With the ERJ–190s, JetBlue is obviously positioning itself for more head–to–head confrontation with competitors' RJs. It was attracted to the aircraft type by what it earlier called "artificial economy in the sizes of aircraft" created by scope clauses. The 100- seaters flying 11 hours a day will have a huge efficiency advantage over competitors' 50–seat RJs flying typically eight hours a day. Although future scope clauses will include larger RJs, JetBlue feels that the trend is so gradual that it will retain a competitive advantage for many years to come.v Neeleman was asked at Merrill Lynch’s recent transportation conference if he was concerned about the relaxation of scope clauses at AWA and US Airways, which allow larger RJs, and those airlines' plans to target Boston, New York and Washington. Neeleman said that he was not particularly concerned, first, because there are "hundreds of markets" where the ERJ–190 can go. Second, the ERJ–190’s range (2,100 miles) is longer than the RJs', enabling it to serve some markets that RJs cannot reach. Third, JetBlue will have a much better product.

However, Neeleman conceded that any significant future competitive moves from AWA/US Airways could influence the order in which ERJ–190 markets are introduced.

The key premise with JetBlue’s new strategy is that the ERJ–190 is a rather unique new aircraft, both in terms of passenger comfort and operating economics. It apparently has the look and feel of a small jet and can offer the same comforts as JetBlue’s A320s. Maintaining what the company described as "the JetBlue experience" was a key requirement (see Aviation Strategy’s analysis of JetBlue’s ERJ–190 decision in the July 2003 issue).

Getting investment priorities right

JetBlue may have the industry’s best cash position but it also has significant capital spending requirements, due to its aggressive fleet expansion and a host of infrastructure projects. Its committed capital expenditures will run at $1.1–1.3bn annually over the next few years.

However, there is no need to raise funds in the near term, because all significant near–term investments already have finance in place. All of this year’s A320 deliveries were pre–funded with an EETC in November 2004. GE Capital has committed to sale–leasebacks on the first 30 ERJ–190s, which covers deliveries through the first quarter of 2007.
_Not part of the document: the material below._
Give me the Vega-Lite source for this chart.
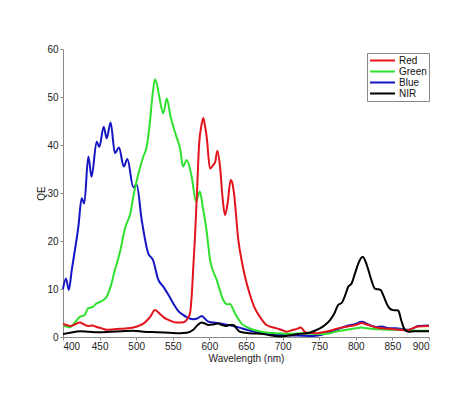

JetBlue is wise to invest in new infrastructure facilities that will help it manage growth and ensure smooth integration of the ERJ–190. Over the past month or so, it has completed three major construction projects — a 140,000–square–foot hangar and maintenance facility at JFK, a 100,000–square–foot hangar and LiveTV installation facility at Orlando International Airport and a state–of the- art training and support facility also at Orlando.

In early June the airline was also close to signing a deal with the airport operator to jointly build a new $850m, 26–gate terminal at JFK. Construction is expected to begin late this year, for completion in mid–2008. Under an interim agreement, JetBlue is able to add seven temporary gates to the 13 it already has, to facilitate growth in the next couple of years.

JetBlue has indicated that it completed the convertible offering in March in part to have sufficient funds to acquire desirable assets that could become available through liquidations. However, JetBlue is mainly interested in gates and slots, not aircraft or people. As Neeleman recently put it: "We have the cash to be able to do some things but not merge with another airline — that is out of the question for us".

At the Merrill Lynch conference, Neeleman acknowledged that, with so much already on its plate in terms of growth and fleet additions, JetBlue was not quite ready at this point to take advantage of opportunities arising from industry consolidation. Had US Airways gone out of business now, it would have created much pressure on JetBlue to bid for the assets, so there was some relief in the JetBlue camp that US Airways found a rescuer.